After given the project of building and comparing a Support Vector Machine machine learning model with the multilayer perceptron machine learning model, I was interested in comparing the two models in-depth. The dataset that the project was using was a Wisconsin Breast Cancer Dataset, where there were two classifications my machines were supposed to predict. It would predict if a patient(each row in dataset) had a benign or malignant cancer type based on the various details we had on that patient. A really powerful real world example in my opinion. Let’s dig further into the process →
[The rest of the article will follow along the project documentation where the actual code is present. If you find yourself interested as I refer to the code, you can view the actual python notebook here]
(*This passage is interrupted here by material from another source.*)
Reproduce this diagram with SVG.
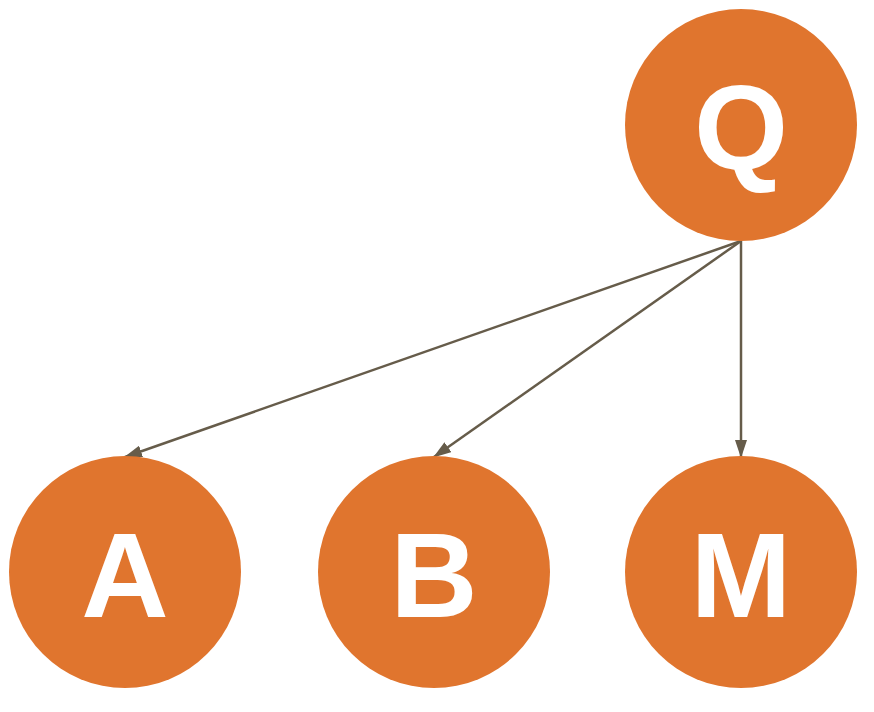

After importing needed packages for the purposes of this project, I initially break the Data up into a feature vector and label vector. The label vector is where I will perform the predictions and the feature vector is the data that I will use to predict a classification. Furthermore, I will break up the initial vectors into Training sets for the feature and label vectors and Testing sets for the feature and label vectors as well.
Standardization is important when building a machine learning model as it creates a Gaussian, or normal, distribution of the data in the feature vectors so that the predictor model can learn from all of the data, even if extreme, effectively. We accomplish this process using Sci Kit Learn’s StandardScaler() function. This process also consists of regularizing the data to prevent overfitting, which basically is an event that occurs when the model performs perfectly on a specific set of data but does extremely poorly when tested on new data.
Jobs in ML
- We will initialize the multilayer perceptron using Sci-Kit Learn
- We will call the fit() function on our MLP classifier, which in this case is called ‘nn’. We fit our model to the training vectors we initialized above.
- The model is fitted, so now we create a vector of the predictions that the model makes on a testing set.
- For extra visualization I present a confusion matrix that compares my predictions with the correct labels. (If you are not familiar with confusion matrices, for now just know that values along the diagonal represent correct predictions). This also leads us to an accuracy percentage by dividing the sum of correct predictions by the sum of values in the y_test vector.
What is Linear Separability?
Linear Separability refers to checking if one can completely separate classification of data in an n-dimensional space using N — 1 dimensions. For example, if classification of data is plotted on a single line, if the classes can be separated by a single point it is linearly separable. Another example is if you can separate classification data by a straight line on a 2-D plot.
Our Learning Curve
From looking at this specific learning curve, the perceptron does not converge and so we can determine that the data in this case is not linearly separable, and with that knowledge, we know that we should use at least one hidden layer in our model.
We start building our support vector machine by establishing a svm under the variable vectorMachine with a linear kernel function. We will use a linear function as our SVM will predict on a 2-dimensional space, as our input vector contains one dimensional data.
What is a kernel function?
This is a key attribute of the SVM model as it is a mathematical function that transforms data into higher dimensional space so that the machine can perform faster calculations (i.e. like creating vectors that serve as boundaries for specific classifications in data).
How does a support vector machine work?
After the kernel function has been applied to our data and we have an appropriate n-dimensional space, the support vector machine finds an optimal hyperplane, or separating line, between the classifications, but as close to the nearest classification as possible. After the machine has determined the hyperplane it classifies the data, by quickly configuring if incoming data is on either side of the hyperplane.